Transcribe the lines below verbatim, skipping the images.

Records from a collection
=======

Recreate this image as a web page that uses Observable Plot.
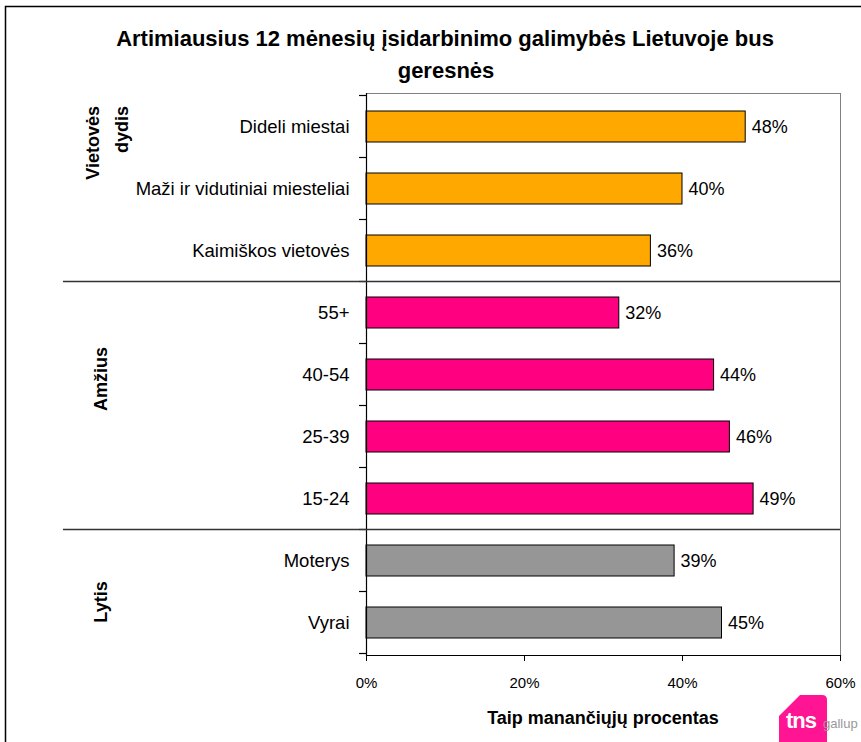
<!DOCTYPE html>
<html>
<head>
<meta charset="utf-8">
<script src="https://cdn.jsdelivr.net/npm/d3@7"></script>
<script src="https://cdn.jsdelivr.net/npm/@observablehq/plot@0.6"></script>
<style>
  html, body { margin: 0; padding: 0; background: #fff; overflow: hidden; }
  #chart svg { display: block; }
</style>
</head>
<body>
<div id="chart"></div>
<script>
const title = ["Artimiausius 12 mėnesių įsidarbinimo galimybės Lietuvoje bus", "geresnės"];
const categories = ["Dideli miestai", "Maži ir vidutiniai miesteliai", "Kaimiškos vietovės", "55+", "40-54", "25-39", "15-24", "Moterys", "Vyrai"];
const values = [48, 40, 36, 32, 44, 46, 49, 39, 45];
const groupOf = ["Vietovės dydis", "Vietovės dydis", "Vietovės dydis", "Amžius", "Amžius", "Amžius", "Amžius", "Lytis", "Lytis"];
const groups = ["Vietovės dydis", "Amžius", "Lytis"];
const groupColors = ["#FFA800", "#FF0080", "#969696"];
const xTicks = [0, 20, 40, 60];
const xLabel = "Taip manančiųjų procentas";

const data = categories.map((c, i) => ({cat: c, value: values[i], group: groupOf[i]}));

const FONT = "'Liberation Sans', Arial, Helvetica, sans-serif";

const chart = Plot.plot({
  width: 861,
  height: 742,
  marginLeft: 366,
  marginRight: 21,
  marginTop: 93,
  marginBottom: 87,
  style: {fontFamily: FONT, fontSize: "16px", color: "#000", background: "#fff"},
  x: {domain: [0, 60]},
  y: {domain: categories, paddingInner: 0.5, paddingOuter: 0.25},
  color: {domain: groups, range: groupColors},
  marks: [
    Plot.frame({stroke: "#808080", strokeWidth: 1}),
    Plot.barX(data, {x: "value", y: "cat", fill: "group", stroke: "#000", strokeWidth: 1}),
    Plot.text(data, {x: "value", y: "cat", text: d => d.value + "%", textAnchor: "start", dx: 6, fontSize: 18, fill: "#000"}),
    Plot.axisY({tickSize: 0, tickPadding: 17, fontSize: 18.5, label: null}),
    Plot.axisX({ticks: xTicks, tickSize: 6, tickPadding: 16, fontSize: 15, tickFormat: d => d + "%", label: null}),
    Plot.ruleX([0], {stroke: "#000", strokeWidth: 1.2}),
    Plot.frame({anchor: "bottom", stroke: "#000", strokeWidth: 1.2})
  ]
});

document.getElementById("chart").appendChild(chart);

const svg = d3.select(chart);
const ys = chart.scale("y");
const xs = chart.scale("x");
const step = ys.step, bw = ys.bandwidth;
const gap = (step - bw) / 2;
const x0 = xs.apply(0), x1 = xs.apply(60);
const boundaries = categories.map(c => ys.apply(c) - gap).concat([ys.apply(categories[categories.length - 1]) + bw + gap]);

// boundary ticks on the category axis
svg.append("g").selectAll("line").data(boundaries).join("line")
  .attr("x1", x0 - 7).attr("x2", x0).attr("y1", d => d).attr("y2", d => d)
  .attr("stroke", "#000").attr("stroke-width", 1.2);

// group separators
const sepY = groups.slice(1).map(g => ys.apply(categories[groupOf.indexOf(g)]) - gap);
svg.append("g").selectAll("line").data(sepY).join("line")
  .attr("x1", 63).attr("x2", x1).attr("y1", d => d).attr("y2", d => d)
  .attr("stroke", "#333").attr("stroke-width", 1.6);

// group labels
const gl = svg.append("g").attr("font-family", FONT).attr("font-weight", "bold").attr("font-size", 18).attr("fill", "#000");
gl.append("text").attr("transform", "translate(93,106) rotate(-90)").attr("text-anchor", "end").attr("dy", "0.35em").text("Vietovės");
gl.append("text").attr("transform", "translate(122,106) rotate(-90)").attr("text-anchor", "end").attr("dy", "0.35em").text("dydis");
gl.append("text").attr("transform", "translate(101,379) rotate(-90)").attr("text-anchor", "middle").attr("dy", "0.35em").text("Amžius");
gl.append("text").attr("transform", "translate(101,602) rotate(-90)").attr("text-anchor", "middle").attr("dy", "0.35em").text("Lytis");

// title
const t = svg.append("g").attr("font-family", FONT).attr("font-weight", "bold").attr("font-size", 22).attr("text-anchor", "middle").attr("fill", "#000");
t.append("text").attr("x", 445).attr("y", 46).text(title[0]);
t.append("text").attr("x", 446).attr("y", 78).text(title[1]);

// x axis title
svg.append("text").attr("x", (x0 + x1) / 2).attr("y", 724).attr("text-anchor", "middle")
  .attr("font-family", FONT).attr("font-weight", "bold").attr("font-size", 18).attr("fill", "#000").text(xLabel);

// outer border
svg.append("path").attr("d", "M5.5,742 V6.5 H861").attr("fill", "none").attr("stroke", "#000").attr("stroke-width", 1.5);

// logo
const lg = svg.append("g").attr("text-anchor", "start");
lg.append("path").attr("d", "M779,716 L800,695 L822,695 Q827,695 827,700 L827,742 L779,742 Z").attr("fill", "#FF1493");
lg.append("text").attr("x", 786).attr("y", 728).attr("text-anchor", "start").attr("font-family", FONT).attr("font-weight", "bold").attr("font-size", 22)
  .attr("letter-spacing", -1).attr("fill", "#fff").text("tns");
lg.append("text").attr("x", 823).attr("y", 728).attr("text-anchor", "start").attr("font-family", FONT).attr("font-size", 13)
  .attr("fill", "#999").text("gallup");
</script>
</body>
</html>
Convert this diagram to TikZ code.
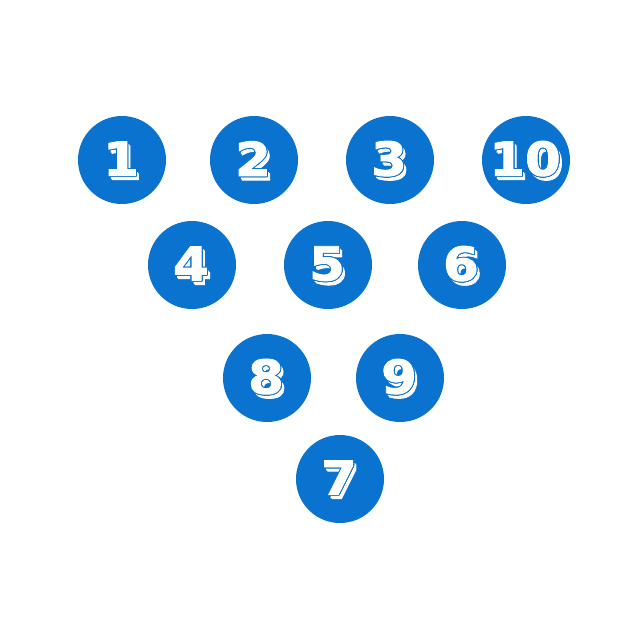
\documentclass[tikz,border=0pt]{standalone}
\usepackage{fontspec}
\setmainfont{DejaVu Sans}[BoldFeatures={FakeBold=1.8}]
\usepackage{contour}
\contournumber{24}
\definecolor{pinblue}{HTML}{0A73CF}
\tikzset{
  pin/.style={circle,fill=pinblue,minimum size=66pt,inner sep=0pt},
  dig/.style={inner sep=0pt,font=\fontsize{35}{35}\bfseries\selectfont,xscale=1.1}
}
\newcommand{\pin}[3]{%
  \node[pin] (#1) at (#2) {};
  \node[dig] at ([shift={(2.2,3.2)}]#1.center) {\contourlength{0.6pt}\contour{pinblue}{\color{white}#3}};
  \node[dig] at ([shift={(1.1,1.6)}]#1.center) {\color{white}#3};
  \node[dig] (#1t) at ([shift={(-1,-1)}]#1.center) {\contourlength{0.6pt}\contour{pinblue}{\color{white}#3}};
}
\begin{document}
\begin{tikzpicture}[x=0.75pt,y=-0.75pt]
\fill[white] (0,0) rectangle (640,640);
\pin{p1}{122,160}{1}
\pin{p2}{254,160}{2}
\pin{p3}{390,160}{3}
\pin{p10}{526,160}{10}
\pin{p4}{192,265}{4}
\pin{p5}{328,265}{5}
\pin{p6}{462,265}{6}
\pin{p8}{267,378}{8}
\pin{p9}{400,378}{9}
\pin{p7}{340,479}{7}
\end{tikzpicture}
\end{document}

=======

OUTPUT OF THE TASK:
Recreate this image as a web page that uses Observable Plot.
<!DOCTYPE html>
<html>
<head>
<meta charset="utf-8">
<script src="https://cdn.jsdelivr.net/npm/d3@7"></script>
<script src="https://cdn.jsdelivr.net/npm/@observablehq/plot@0.6"></script>
<style>
  html, body { margin: 0; padding: 0; background: #fff; overflow: hidden; }
  #chart svg { display: block; }
</style>
</head>
<body>
<div id="chart"></div>
<script>
const title = ["Artimiausius 12 mėnesių įsidarbinimo galimybės Lietuvoje bus", "geresnės"];
const categories = ["Dideli miestai", "Maži ir vidutiniai miesteliai", "Kaimiškos vietovės", "55+", "40-54", "25-39", "15-24", "Moterys", "Vyrai"];
const values = [48, 40, 36, 32, 44, 46, 49, 39, 45];
const groupOf = ["Vietovės dydis", "Vietovės dydis", "Vietovės dydis", "Amžius", "Amžius", "Amžius", "Amžius", "Lytis", "Lytis"];
const groups = ["Vietovės dydis", "Amžius", "Lytis"];
const groupColors = ["#FFA800", "#FF0080", "#969696"];
const xTicks = [0, 20, 40, 60];
const xLabel = "Taip manančiųjų procentas";

const data = categories.map((c, i) => ({cat: c, value: values[i], group: groupOf[i]}));

const FONT = "'Liberation Sans', Arial, Helvetica, sans-serif";

const chart = Plot.plot({
  width: 861,
  height: 742,
  marginLeft: 366,
  marginRight: 21,
  marginTop: 93,
  marginBottom: 87,
  style: {fontFamily: FONT, fontSize: "16px", color: "#000", background: "#fff"},
  x: {domain: [0, 60]},
  y: {domain: categories, paddingInner: 0.5, paddingOuter: 0.25},
  color: {domain: groups, range: groupColors},
  marks: [
    Plot.frame({stroke: "#808080", strokeWidth: 1}),
    Plot.barX(data, {x: "value", y: "cat", fill: "group", stroke: "#000", strokeWidth: 1}),
    Plot.text(data, {x: "value", y: "cat", text: d => d.value + "%", textAnchor: "start", dx: 6, fontSize: 18, fill: "#000"}),
    Plot.axisY({tickSize: 0, tickPadding: 17, fontSize: 18.5, label: null}),
    Plot.axisX({ticks: xTicks, tickSize: 6, tickPadding: 16, fontSize: 15, tickFormat: d => d + "%", label: null}),
    Plot.ruleX([0], {stroke: "#000", strokeWidth: 1.2}),
    Plot.frame({anchor: "bottom", stroke: "#000", strokeWidth: 1.2})
  ]
});

document.getElementById("chart").appendChild(chart);

const svg = d3.select(chart);
const ys = chart.scale("y");
const xs = chart.scale("x");
const step = ys.step, bw = ys.bandwidth;
const gap = (step - bw) / 2;
const x0 = xs.apply(0), x1 = xs.apply(60);
const boundaries = categories.map(c => ys.apply(c) - gap).concat([ys.apply(categories[categories.length - 1]) + bw + gap]);

// boundary ticks on the category axis
svg.append("g").selectAll("line").data(boundaries).join("line")
  .attr("x1", x0 - 7).attr("x2", x0).attr("y1", d => d).attr("y2", d => d)
  .attr("stroke", "#000").attr("stroke-width", 1.2);

// group separators
const sepY = groups.slice(1).map(g => ys.apply(categories[groupOf.indexOf(g)]) - gap);
svg.append("g").selectAll("line").data(sepY).join("line")
  .attr("x1", 63).attr("x2", x1).attr("y1", d => d).attr("y2", d => d)
  .attr("stroke", "#333").attr("stroke-width", 1.6);

// group labels
const gl = svg.append("g").attr("font-family", FONT).attr("font-weight", "bold").attr("font-size", 18).attr("fill", "#000");
gl.append("text").attr("transform", "translate(93,106) rotate(-90)").attr("text-anchor", "end").attr("dy", "0.35em").text("Vietovės");
gl.append("text").attr("transform", "translate(122,106) rotate(-90)").attr("text-anchor", "end").attr("dy", "0.35em").text("dydis");
gl.append("text").attr("transform", "translate(101,379) rotate(-90)").attr("text-anchor", "middle").attr("dy", "0.35em").text("Amžius");
gl.append("text").attr("transform", "translate(101,602) rotate(-90)").attr("text-anchor", "middle").attr("dy", "0.35em").text("Lytis");

// title
const t = svg.append("g").attr("font-family", FONT).attr("font-weight", "bold").attr("font-size", 22).attr("text-anchor", "middle").attr("fill", "#000");
t.append("text").attr("x", 445).attr("y", 46).text(title[0]);
t.append("text").attr("x", 446).attr("y", 78).text(title[1]);

// x axis title
svg.append("text").attr("x", (x0 + x1) / 2).attr("y", 724).attr("text-anchor", "middle")
  .attr("font-family", FONT).attr("font-weight", "bold").attr("font-size", 18).attr("fill", "#000").text(xLabel);

// outer border
svg.append("path").attr("d", "M5.5,742 V6.5 H861").attr("fill", "none").attr("stroke", "#000").attr("stroke-width", 1.5);

// logo
const lg = svg.append("g").attr("text-anchor", "start");
lg.append("path").attr("d", "M779,716 L800,695 L822,695 Q827,695 827,700 L827,742 L779,742 Z").attr("fill", "#FF1493");
lg.append("text").attr("x", 786).attr("y", 728).attr("text-anchor", "start").attr("font-family", FONT).attr("font-weight", "bold").attr("font-size", 22)
  .attr("letter-spacing", -1).attr("fill", "#fff").text("tns");
lg.append("text").attr("x", 823).attr("y", 728).attr("text-anchor", "start").attr("font-family", FONT).attr("font-size", 13)
  .attr("fill", "#999").text("gallup");
</script>
</body>
</html>
Convert this diagram to TikZ code.
\documentclass[tikz,border=0pt]{standalone}
\usepackage{fontspec}
\setmainfont{DejaVu Sans}[BoldFeatures={FakeBold=1.8}]
\usepackage{contour}
\contournumber{24}
\definecolor{pinblue}{HTML}{0A73CF}
\tikzset{
  pin/.style={circle,fill=pinblue,minimum size=66pt,inner sep=0pt},
  dig/.style={inner sep=0pt,font=\fontsize{35}{35}\bfseries\selectfont,xscale=1.1}
}
\newcommand{\pin}[3]{%
  \node[pin] (#1) at (#2) {};
  \node[dig] at ([shift={(2.2,3.2)}]#1.center) {\contourlength{0.6pt}\contour{pinblue}{\color{white}#3}};
  \node[dig] at ([shift={(1.1,1.6)}]#1.center) {\color{white}#3};
  \node[dig] (#1t) at ([shift={(-1,-1)}]#1.center) {\contourlength{0.6pt}\contour{pinblue}{\color{white}#3}};
}
\begin{document}
\begin{tikzpicture}[x=0.75pt,y=-0.75pt]
\fill[white] (0,0) rectangle (640,640);
\pin{p1}{122,160}{1}
\pin{p2}{254,160}{2}
\pin{p3}{390,160}{3}
\pin{p10}{526,160}{10}
\pin{p4}{192,265}{4}
\pin{p5}{328,265}{5}
\pin{p6}{462,265}{6}
\pin{p8}{267,378}{8}
\pin{p9}{400,378}{9}
\pin{p7}{340,479}{7}
\end{tikzpicture}
\end{document}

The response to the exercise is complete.